The fix is to become your own department of energy. You need to build direct relationships with playlisters, YouTubers, and community leaders in your specific sub-genre. Instead of a generic press release, you send a personal note that proves you actually know what they do. "I saw you featured [Band X] last week, and our new track has a similar fuzz-bass tone" works 100 times better than a "For Immediate Release" PDF. Your time is better spent finding 50 people who genuinely love your niche than 5,000 who are paid to ignore you.
Hard Truths About Physical Distribution
Vinyl is the dream, but it's often a financial nightmare for small labels. I've seen people order 500 records with a nine-month lead time, paying $4,000 upfront. By the time the records arrive, the "hype" for the album is dead, and the label is stuck with 400 copies in a garage. They didn't account for the cost of shipping, the 20% "damaged in transit" rate, or the fact that distributors take a massive cut of the wholesale price.
You don't print vinyl until you have the pre-orders to cover the manufacturing cost. Period. If you can't sell 100 copies on a "crowdfunded" or "pre-order" basis, you have no business ordering 500. Use cassette tapes or high-quality CDs for your first few runs if you must have physical media. The margins are better, the turnaround is faster, and you won't go bankrupt if you only sell half the stock. Professionalism is about staying in business long enough to get lucky, not gambling your entire operating budget on a format that's currently backlogged globally.
The Reality Check
Here is the part you won't like. Most people who start a label or try to manage a serious release fail because they treat it like a hobby while expecting professional results. If you aren't prepared to spend 80% of your time on "non-musical" tasks—contract negotiation, metadata entry, ad management, and logistics—you're going to lose your shirt.
The music industry isn't a meritocracy.

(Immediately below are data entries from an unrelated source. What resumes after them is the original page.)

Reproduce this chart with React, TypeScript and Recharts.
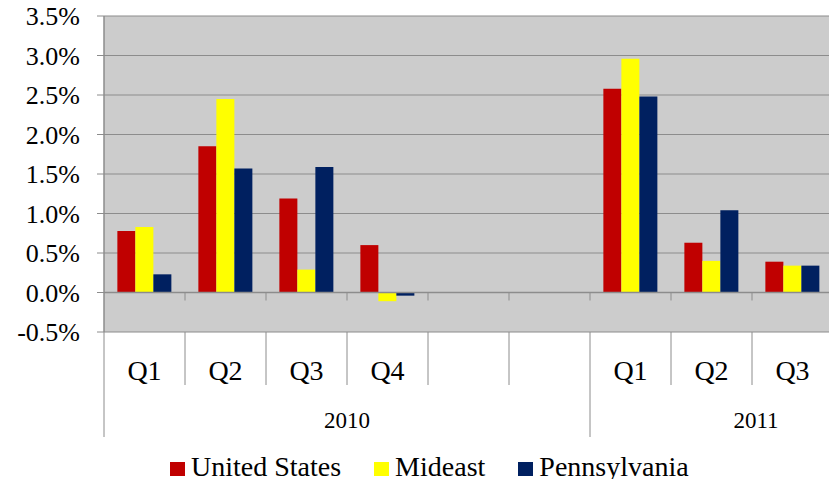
import {
  BarChart,
  Bar,
  XAxis,
  YAxis,
  CartesianGrid,
  ReferenceLine,
} from "recharts";

/* ── data ─────────────────────────────────────────────────────────── */

const quarters = ["Q1", "Q2", "Q3", "Q4", "", "", "Q1", "Q2", "Q3"];
const years = ["2010", "2010", "2010", "2010", "2010", "2010", "2011", "2011", "2011"];
const unitedStates = [0.78, 1.85, 1.19, 0.6, null, null, 2.58, 0.63, 0.39];
const mideast = [0.83, 2.45, 0.29, -0.11, null, null, 2.96, 0.4, 0.34];
const pennsylvania = [0.23, 1.57, 1.59, -0.04, null, null, 2.48, 1.04, 0.34];
const yTicks = [-0.5, 0, 0.5, 1, 1.5, 2, 2.5, 3, 3.5];

const series = [
  { key: "us", name: "United States", color: "#c00000" },
  { key: "mideast", name: "Mideast", color: "#ffff00" },
  { key: "pa", name: "Pennsylvania", color: "#002060" },
];

const data = quarters.map((q, i) => ({
  key: `${years[i]}-${i}`,
  q,
  year: years[i],
  us: unitedStates[i],
  mideast: mideast[i],
  pa: pennsylvania[i],
}));

/* ── layout ───────────────────────────────────────────────────────── */

const W = 837;
const H = 487;
const Y_AXIS_W = 104;
const RIGHT_W = 4;
const BAND = (W - Y_AXIS_W - RIGHT_W) / data.length;
const FONT = "Liberation Serif";
const LINE = "#8c8c8c";

// year label sits on the boundary after this index (Excel puts 2011 off-centre)
const yearLabelAfter: Record<number, string> = { 2: "2010", 7: "2011" };

function QuarterTick(props: any) {
  const { x, y, index } = props;
  const last = index === data.length - 1;
  const yearEnd = last || years[index] !== years[index + 1];
  const right = x + BAND / 2;
  return (
    <g>
      {index === 0 && (
        <line x1={x - BAND / 2} y1={y} x2={x - BAND / 2} y2={y + 105} stroke={LINE} />
      )}
      <line x1={right} y1={y} x2={right} y2={y + (yearEnd ? 105 : 53)} stroke={LINE} />
      <text
        x={x}
        y={y + 38}
        textAnchor="middle"
        dominantBaseline="central"
        fontFamily={FONT}
        fontSize={28}
        fill="#000"
      >
        {quarters[index]}
      </text>
      {yearLabelAfter[index] && (
        <text
          x={index === 7 ? right + 4 : right}
          y={y + 88}
          textAnchor="middle"
          dominantBaseline="central"
          fontFamily={FONT}
          fontSize={23}
          fill="#000"
        >
          {yearLabelAfter[index]}
        </text>
      )}
    </g>
  );
}

function ZeroAxis(props: any) {
  const { x1, y1, x2 } = props;
  const step = (x2 - x1) / data.length;
  return (
    <g>
      <line x1={x1} y1={y1} x2={x2} y2={y1} stroke={LINE} strokeWidth={1.5} />
      {data.map((_, i) => (
        <line
          key={i}
          x1={x1 + step * (i + 1)}
          y1={y1}
          x2={x1 + step * (i + 1)}
          y2={y1 + 8}
          stroke={LINE}
        />
      ))}
    </g>
  );
}

function LegendRow() {
  return (
    <div
      style={{
        position: "absolute",
        left: 170,
        top: 450,
        display: "flex",
        alignItems: "center",
        fontFamily: FONT,
        fontSize: 28,
        lineHeight: "34px",
        color: "#000",
        whiteSpace: "nowrap",
      }}
    >
      {series.map((s) => (
        <div key={s.key} style={{ display: "flex", alignItems: "center", marginRight: 33 }}>
          <span
            style={{
              display: "inline-block",
              width: 15,
              height: 14,
              background: s.color,
              marginRight: 6,
              marginTop: 4,
            }}
          />
          <span>{s.name}</span>
        </div>
      ))}
    </div>
  );
}

export default function App() {
  return (
    <div style={{ margin: -8, background: "#fff", width: W, height: H, position: "relative" }}>
      <BarChart
        width={W}
        height={H}
        data={data}
        margin={{ top: 16, right: 0, left: 0, bottom: 50 }}
        barGap={0}
        barCategoryGap="16.5%"
      >
        <CartesianGrid
          vertical={false}
          stroke={LINE}
          strokeWidth={1.2}
          fill="#cccccc"
          fillOpacity={1}
        />
        <XAxis
          dataKey="key"
          height={105}
          axisLine={false}
          tickLine={false}
          tickSize={0}
          tickMargin={0}
          interval={0}
          tick={(p: any) => <QuarterTick {...p} />}
        />
        <YAxis
          width={Y_AXIS_W}
          domain={[-0.5, 3.5]}
          ticks={yTicks}
          interval={0}
          axisLine={{ stroke: LINE, strokeWidth: 1.5 }}
          tickLine={{ stroke: LINE }}
          tickSize={7}
          tickMargin={17}
          tickFormatter={(v: number) => `${v.toFixed(1)}%`}
          tick={{ fontFamily: FONT, fontSize: 26, fill: "#000" }}
        />
        <YAxis
          yAxisId="right"
          orientation="right"
          width={RIGHT_W}
          domain={[-0.5, 3.5]}
          tick={false}
          tickLine={false}
          axisLine={{ stroke: LINE, strokeWidth: 1.5 }}
        />
        {series.map((s) => (
          <Bar
            key={s.key}
            dataKey={s.key}
            name={s.name}
            fill={s.color}
            isAnimationActive={false}
          />
        ))}
        <ReferenceLine y={0} shape={(p: any) => <ZeroAxis {...p} />} />
      </BarChart>
      <LegendRow />
    </div>
  );
}
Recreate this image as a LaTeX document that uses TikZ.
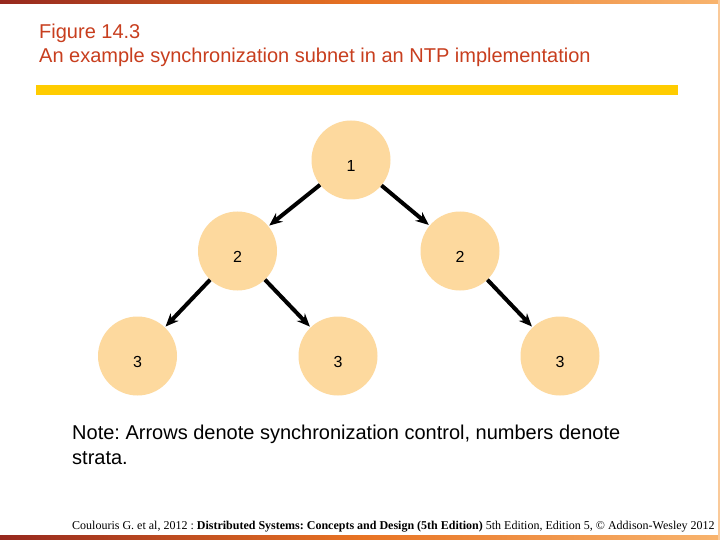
\documentclass[tikz,border=0pt]{standalone}
\usepackage{fontspec}
\setmainfont{Liberation Sans}
\newfontfamily\timesf{Liberation Serif}
\usetikzlibrary{arrows.meta}
\frenchspacing
\definecolor{titlered}{RGB}{200,62,30}
\definecolor{baryellow}{RGB}{255,204,0}
\definecolor{peach}{RGB}{253,217,158}
\definecolor{bardark}{RGB}{150,40,30}
\definecolor{barmid}{RGB}{232,115,35}
\definecolor{barlight}{RGB}{248,180,110}
\begin{document}
\begin{tikzpicture}[x=1pt,y=-1pt,
  strat/.style={circle,fill=peach,minimum size=79pt,inner sep=0pt},
  lbl/.style={font=\fontsize{16}{18}\selectfont,inner sep=0pt},
  ctl/.style={line width=4pt,-{Stealth[length=13pt,width=11pt]},shorten >=1pt,shorten <=0pt},
  ttl/.style={anchor=base west,inner sep=0pt,text=titlered,font=\fontsize{20}{22}\selectfont},
  note/.style={anchor=base west,inner sep=0pt,font=\fontsize{20}{22}\selectfont}]
\useasboundingbox (0,0) rectangle (720,540);
\fill[white] (0,0) rectangle (720,540);
% gradient bars
\shade[left color=bardark,right color=barlight,middle color=barmid] (0,0) rectangle (720,4);
\shade[left color=bardark,right color=barlight,middle color=barmid] (0,535) rectangle (720,540);
\fill[barlight!70] (718,0) rectangle (720,540);
% title
\node[ttl] (t1) at (39,39) {Figure 14.3};
\node[ttl] (t2) at (39,63) {An example synchronization subnet in an NTP implementation};
\fill[baryellow] (36,85) rectangle (678,95);
% nodes
\node[strat] (n1) at (351,160) {};
\node[strat] (a2) at (237.5,251) {};
\node[strat] (b2) at (460,251) {};
\node[strat] (a3) at (137.5,356) {};
\node[strat] (b3) at (338,356) {};
\node[strat] (c3) at (560,356) {};
\node[lbl] (l1) at ([yshift=-6pt]n1.center) {1};
\node[lbl] (l2a) at ([yshift=-6pt]a2.center) {2};
\node[lbl] (l2b) at ([yshift=-6pt]b2.center) {2};
\node[lbl] (l3a) at ([yshift=-6pt]a3.center) {3};
\node[lbl] (l3b) at ([yshift=-6pt]b3.center) {3};
\node[lbl] (l3c) at ([yshift=-6pt]c3.center) {3};
% arrows
\draw[ctl] (n1) -- (a2);
\draw[ctl] (n1) -- (b2);
\draw[ctl] (a2) -- (a3);
\draw[ctl] (a2) -- (b3);
\draw[ctl] (b2) -- (c3);
% note
\node[note] (nt1) at (72,439) {Note: Arrows denote synchronization control, numbers denote};
\node[note] (nt2) at (72,464) {strata.};
% footer
\node[anchor=base west,inner sep=0pt,font=\timesf\fontsize{12}{14}\selectfont] (ft) at (72,529)
  {Coulouris G. et al, 2012 : \textbf{Distributed Systems: Concepts and Design (5th Edition)} 5th Edition, Edition 5, © Addison-Wesley 2012};
\end{tikzpicture}
\end{document}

It's an endurance test. The "overnight success" stories you hear about are almost always the result of years of invisible, disciplined work. You'll likely lose money on your first three releases. That's the "tuition" for learning how the machine actually works. If you can't handle the idea of spending $2,000 and six months of your life for 50,000 streams and a few hundred fans, then you should stop now. This path requires a level of obsessive attention to detail that most people simply don't have. You have to love the process more than the potential for fame, because the process is the only thing you can actually control.